Open data is the next (or already current) big thing. Is it enough?
We should be doing data science, not (only) for the sake of having good models or nice predictions, but for providing quantified, data driven and assessed evidence to decision makers.
Is a good data science process enough? I would say no. Whatever is the evidence data scientists will be able to provide, such evidence will be affected (or better annotated) by uncertainty, risk, confidence intervals, variance. The role of the decision maker is not to take blindly the outcome of the data science process but to weight properly the risk and the costs.
Let us take an academic example: the doctor deciding whether to prescribe or not a treatment (e.g. a chemotherapy) to a patient. It is not only about the potential success (and risk) of the treatment. It is also about the cost of a false positive (prescribe a treatment and suffer only side effects) and false negative (avoid to prescribe it and deteriorate the patient state).
Eventually, it is the doctor who decides on the basis of
- a model (implicit in his knowledge or made explicit for instance in a statistical model)
- a measure of utility or cost (associated to false positives and false negatives)
whether it is more beneficial for the patient to deliver or not a drug.
If the data that led to the statistical model are (or will presumably be) open and then available in the future for the sake of reproducibility and scientific validation, what about the final choice of the doctor (or more generally of the decision maker)?
Decision making is either irrational or rational.
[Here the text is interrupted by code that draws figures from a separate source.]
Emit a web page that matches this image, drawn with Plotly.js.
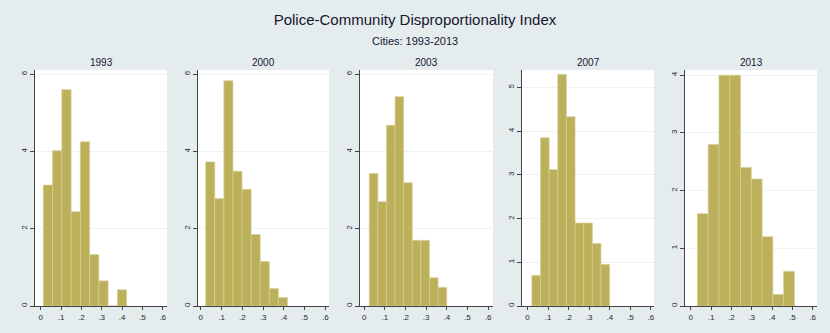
<!DOCTYPE html>
<html>
<head>
<meta charset="utf-8">
<script src="https://cdn.plot.ly/plotly-3.0.1.min.js"></script>
<style>html,body{margin:0;padding:0;background:#e4ecee;}#chart{width:830px;height:333px;}</style>
</head>
<body>
<div id="chart"></div>
<script>
// Data (histogram densities)
const years = ["1993", "2000", "2003", "2007", "2013"];
const binStart = [0.013, 0.024, 0.024, 0.021, 0.033];
const binWidth = [0.0455, 0.0437, 0.0417, 0.042, 0.0530];
const dens1993 = [3.13, 4.02, 5.60, 2.44, 4.25, 1.33, 0.65, 0, 0.42];
const dens2000 = [3.73, 2.78, 5.83, 3.49, 3.02, 1.85, 1.15, 0.45, 0.22];
const dens2003 = [3.43, 2.70, 4.68, 5.42, 3.19, 1.70, 1.70, 0.73, 0.48];
const dens2007 = [0.70, 3.85, 3.12, 5.30, 4.33, 1.90, 1.90, 1.43, 0.95];
const dens2013 = [1.60, 2.80, 4.00, 4.00, 2.40, 2.20, 1.20, 0.20, 0.60];
const densities = [dens1993, dens2000, dens2003, dens2007, dens2013];
const xTickVals = [0, 0.1, 0.2, 0.3, 0.4, 0.5, 0.6];
const xTickText = ["0", ".1", ".2", ".3", ".4", ".5", ".6"];
const yTicks = [[0, 2, 4, 6], [0, 2, 4, 6], [0, 2, 4, 6], [0, 1, 2, 3, 4, 5], [0, 1, 2, 3, 4]];
const yMax = [6.11, 6.11, 6.11, 5.40, 4.09];
const titleText = "Police-Community Disproportionality Index";
const subtitleText = "Cities: 1993-2013";

// Layout geometry (pixels)
const W = 830, H = 333;
const panelPx = [[35, 167], [198, 329], [360, 493], [522, 654], [685, 817]];
const xRanges = [[-0.028, 0.621], [-0.013, 0.617], [-0.021, 0.624], [-0.027, 0.615], [-0.028, 0.621]];
const plotTop = 70, plotBottom = 306;

const font = "Liberation Sans, Arial, sans-serif";
const textCol = "#16162e";
const barCol = "#bcb05a";

const traces = [];
const layout = {
  width: W, height: H,
  margin: {l: 0, r: 0, t: 0, b: 0},
  paper_bgcolor: "#e4ecee",
  plot_bgcolor: "#ffffff",
  showlegend: false,
  bargap: 0,
  font: {family: font, color: textCol},
  title: {text: titleText, x: 0.5, xanchor: "center", y: 1 - 20 / H, yanchor: "middle",
          font: {size: 15, color: textCol, family: font}},
  annotations: [
    {text: subtitleText, x: 0.5, y: 1 - 41 / H, xref: "paper", yref: "paper",
     showarrow: false, xanchor: "center", yanchor: "middle", font: {size: 11, color: textCol}}
  ]
};

years.forEach((yr, i) => {
  const d = densities[i];
  const xs = d.map((_, k) => binStart[i] + binWidth[i] * (k + 0.5));
  const ax = i === 0 ? "" : String(i + 1);
  traces.push({
    type: "bar", x: xs, y: d, width: d.map(() => binWidth[i]),
    xaxis: "x" + ax, yaxis: "y" + ax,
    marker: {color: barCol, line: {color: "#d6cf98", width: 0.7}},
    hoverinfo: "x+y"
  });
  const dom = [panelPx[i][0] / W, panelPx[i][1] / W];
  layout["xaxis" + ax] = {
    domain: dom, range: xRanges[i], anchor: "y" + ax,
    tickvals: xTickVals, ticktext: xTickText, ticks: "outside", ticklen: 3, tickwidth: 1,
    tickcolor: "#444", showline: true, linecolor: "#444", linewidth: 1,
    showgrid: false, zeroline: false, tickfont: {size: 8, color: "#2a2a2a"}, fixedrange: true
  };
  layout["yaxis" + ax] = {
    domain: [1 - plotBottom / H, 1 - plotTop / H], range: [0, yMax[i]], anchor: "x" + ax,
    tickvals: yTicks[i], ticks: "outside", ticklen: 4, tickwidth: 1, tickcolor: "#444",
    showline: true, linecolor: "#444", linewidth: 1, tickangle: -90,
    showgrid: true, gridcolor: "#eef2f3", gridwidth: 1, zeroline: false,
    tickfont: {size: 8, color: "#2a2a2a"}, fixedrange: true
  };
  layout.annotations.push({
    text: yr, x: (dom[0] + dom[1]) / 2, y: 1 - 62 / H, xref: "paper", yref: "paper",
    showarrow: false, xanchor: "center", yanchor: "middle", font: {size: 10, color: textCol}
  });
});

Plotly.newPlot("chart", traces, layout, {displayModeBar: false, staticPlot: true});
</script>
</body>
</html>
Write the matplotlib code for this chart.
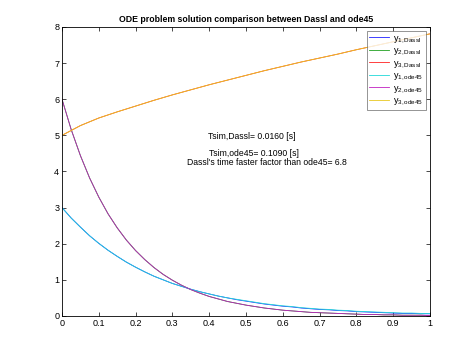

In the first case let us just cross our fingers. In the second case it would deserve a description, a documentation and (why not) an open sharing. I advocate that, like for open data, a comparable (or greater) effort should be deserved to provide tools, repositories and dashboards to edit, store and disseminate open decision models describing
- the decision making setting (date, author, target, expected impact)
- the evidence it relied on (informal knowledge, literature, statistical models)
- in case of statistical evidence, the (open) data that were used for inferring it
- the utility (or cost) function used for the decision
- the decision making process, specifically how the material in points 2., 3. and 4. was used to deliver the final decision
And the confidentiality? The decision model (once formalized) could be kept confidential or have a restricted access if needed. The issue here is not really about the disclosure of sensitive information but more about the degree of reproducibility of a decision. We can only learn from our (or other) errors. Think about political decision makers, democratically required to document and safely store their decisions, and the possibility for a citizen of rerunning their decisions (once disclosed) in a near (or far) future.